The General Assembly’s chief government oversight committee when not in session meets Wednesday. Presentations on hurricane recovery and the pipeline’s permitting process are on the agenda.
Eastern lawmakers have been unhappy with Democratic Gov. Roy Cooper’s administration on the pace in which over $200 million in federal funds are being distributed to homeowners and landlords for repairs and rebuilding. State officials say federal environmental reviews approved this week in three key counties should accelerate money distribution.
Cooper’s representatives are expected at Wednesday’s meeting.
As for the pipeline, an appeals court this month vacated two key federal permits for the project covering West Virginia, Virginia and North Carolina.
2 inmates hurt in assault in North Carolina prison
RALEIGH, N.C. (AP) – Officials say two inmates were hurt during an incident in a housing unit in a North Carolina prison.
The N.C. Department of Public Safety said in a news release that the incident occurred Tuesday at Scotland Correctional Institution in Laurinburg. Officials said the two inmates were taken to a hospital outside of the prison for treatment. Their conditions weren’t known.
Spokesman Jerry Higgins said no staff members or other inmates were hurt. The incident is under internal investigation.
North Carolina DMV sends out mobile units to help with IDs
RALEIGH, N.C. (AP) – The North Carolina Division of Motor Vehicles says it has sent mobile units across the state to help workers at major employers obtain REAL IDs faster.
Spokesman Jamie Kritzer said in an email Tuesday mobile unit stops were provided either at special request or on a regular basis at locations including Camp Lejeune and the University of North Carolina at Chapel Hill.
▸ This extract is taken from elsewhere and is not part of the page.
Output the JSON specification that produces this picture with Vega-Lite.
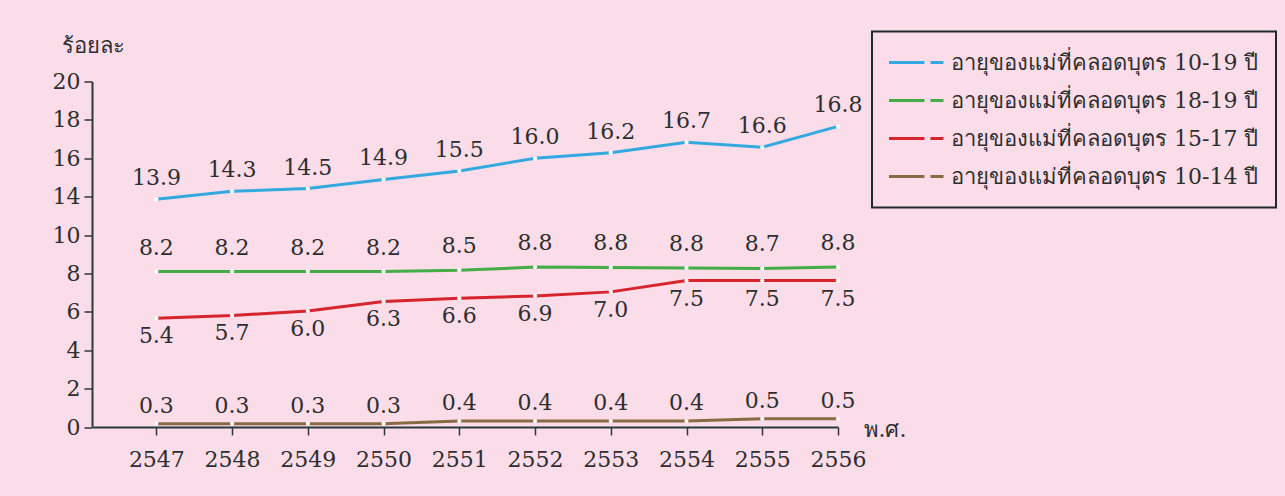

Kritzer said DMV will complete the appointments this month.
REAL ID is a form of driver’s license that satisfies federal standards set to go into full effect in October 2020.
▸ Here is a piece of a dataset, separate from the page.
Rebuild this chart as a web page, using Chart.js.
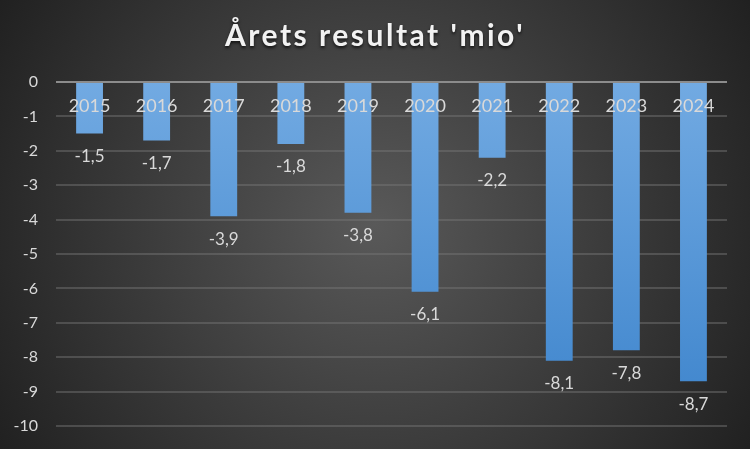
<!DOCTYPE html>
<html>
<head>
<meta charset="utf-8">
<script src="https://cdn.jsdelivr.net/npm/chart.js@4"></script>
<style>
  html, body { margin: 0; padding: 0; background: #1e1e1e; }
  #wrap { width: 750px; height: 449px; }
</style>
</head>
<body>
<div id="wrap"><canvas id="myChart" width="750" height="449"></canvas></div>
<script>
const title = "Årets resultat 'mio'";
const years = ['2015', '2016', '2017', '2018', '2019', '2020', '2021', '2022', '2023', '2024'];
const results = [-1.5, -1.7, -3.9, -1.8, -3.8, -6.1, -2.2, -8.1, -7.8, -8.7];
const yMin = -10;
const yMax = 0;

const fontFamily = 'Lato, "Open Sans", sans-serif';
const textColor = '#d9d9d9';

// background + title + labels
const decor = {
    id: 'decor',
    beforeDraw(chart) {
        const ctx = chart.ctx;
        const w = chart.width, h = chart.height;
        const g = ctx.createRadialGradient(w / 2, h / 2, 0, w / 2, h / 2, w * 0.6);
        g.addColorStop(0, '#595959');
        g.addColorStop(1, '#1f1f1f');
        ctx.save();
        ctx.fillStyle = g;
        ctx.fillRect(0, 0, w, h);
        ctx.restore();
    },
    afterDatasetsDraw(chart) {
        const ctx = chart.ctx;
        const x = chart.scales.x, y = chart.scales.y;
        const zero = y.getPixelForValue(0);
        ctx.save();
        // title
        ctx.font = 'bold 30px ' + fontFamily;
        ctx.letterSpacing = '2.5px';
        ctx.textAlign = 'center';
        ctx.textBaseline = 'middle';
        ctx.shadowColor = 'rgba(0,0,0,0.7)';
        ctx.shadowBlur = 3;
        ctx.shadowOffsetY = 2;
        ctx.fillStyle = '#f2f2f2';
        ctx.fillText(title, chart.width / 2, 36);
        ctx.shadowColor = 'transparent';
        ctx.letterSpacing = '0px';

        // category labels under the zero line
        ctx.font = '18px ' + fontFamily;
        ctx.fillStyle = textColor;
        years.forEach((yr, i) => {
            ctx.fillText(yr, x.getPixelForValue(i), zero + 24);
        });

        // value labels below the bars
        ctx.font = '17px ' + fontFamily;
        const meta = chart.getDatasetMeta(0);
        meta.data.forEach((bar, i) => {
            const label = String(results[i]).replace('.', ',');
            ctx.fillText(label, bar.x, bar.y + 23);
        });
        ctx.restore();
    }
};

const ctx = document.getElementById('myChart');
new Chart(ctx, {
    type: 'bar',
    data: {
        labels: years,
        datasets: [{
            data: results,
            borderWidth: 0,
            barPercentage: 0.4,
            categoryPercentage: 1,
            backgroundColor: (c) => {
                const area = c.chart.chartArea;
                if (!area) return '#5b9bd5';
                const g = c.chart.ctx.createLinearGradient(0, area.top, 0, area.bottom);
                g.addColorStop(0, '#72aae2');
                g.addColorStop(1, '#3d84cc');
                return g;
            }
        }]
    },
    options: {
        responsive: false,
        animation: false,
        layout: { padding: { top: 82, right: 23, bottom: 23, left: 0 } },
        plugins: {
            legend: { display: false },
            title: { display: false },
            tooltip: { enabled: false }
        },
        scales: {
            x: {
                position: 'top',
                display: false
            },
            y: {
                min: yMin,
                max: yMax,
                ticks: {
                    stepSize: 1,
                    color: textColor,
                    padding: 18,
                    font: { family: fontFamily, size: 16 }
                },
                border: { display: false },
                grid: {
                    drawTicks: false,
                    lineWidth: 2,
                    color: (c) => c.tick && c.tick.value === 0 ? '#8c8c8c' : 'rgba(120,120,120,0.45)'
                },
                afterFit(scale) {
                    scale.width = 56;
                    scale.paddingTop = 0;
                    scale.paddingBottom = 0;
                }
            }
        }
    },
    plugins: [decor]
});
</script>
</body>
</html>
WBTV in Charlotte reported DMV was providing driver’s license services to state workers at a special location unavailable to the public. Kritzer said the agency made the service available at its Raleigh headquarters, but isn’t currently doing so.
COLLEGE DORMS-SAFETY RISK
North Carolina university ponders changes to troubled dorms
(Information from: The Asheville Citizen-Times, http://www.citizen-times.com)
ASHEVILLE, N.C. (AP) – Administrators at a North Carolina university are considering potential changes to five apartment-style dormitories which officials have designated as safety risks.
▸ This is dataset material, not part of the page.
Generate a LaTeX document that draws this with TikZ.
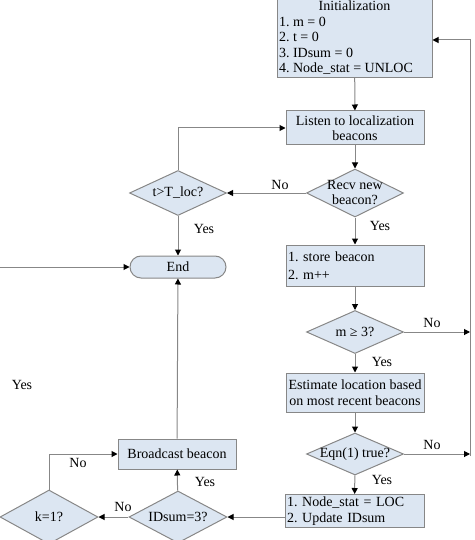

The Asheville Citizen-Times reports UNC Asheville hasn’t said when the changes will occur or determined how students will be impacted.
The State Construction Office issued a certificate of occupancy earlier this month, but the N.C. Department of Insurance barred students from moving in for the new school year. Students were allowed to return under an agreement that puts four Asheville firefighters in an apartment.
Citing documents, the newspaper reported signs of problems with the $34 million project surfaced at least as early as May. The insurance department said it found construction issues that would make the buildings less able to withstand a fire and make escape harder for residents.
SCHOOL WATER-LEAD LEVELS
North Carolina school system tackles lead in drinking water
(Information from: WFDD-FM.)
GREENSBORO, N.C. (AP) – A North Carolina school system has removed old faucets from several schools where high levels of lead were found in the drinking water.
WFDD-FM in Winston-Salem reports Guilford County Schools took samples at the tap to look for lead contamination. The samples taken from Southeast Guilford Middle had the highest amount of lead at 194 parts per billion, more than 10 times the recommended threshold by the U.S. Environmental Protection Agency.
Frazier Elementary and Allen Jay Elementary also had elevated lead levels.
The district says old faucets were the source, and they’ve since replaced them. Chief Operating Officer Scott McCully says new tests show the water is safe, and they will continue to take additional safety measures.
State and federal law doesn’t require districts to test for lead.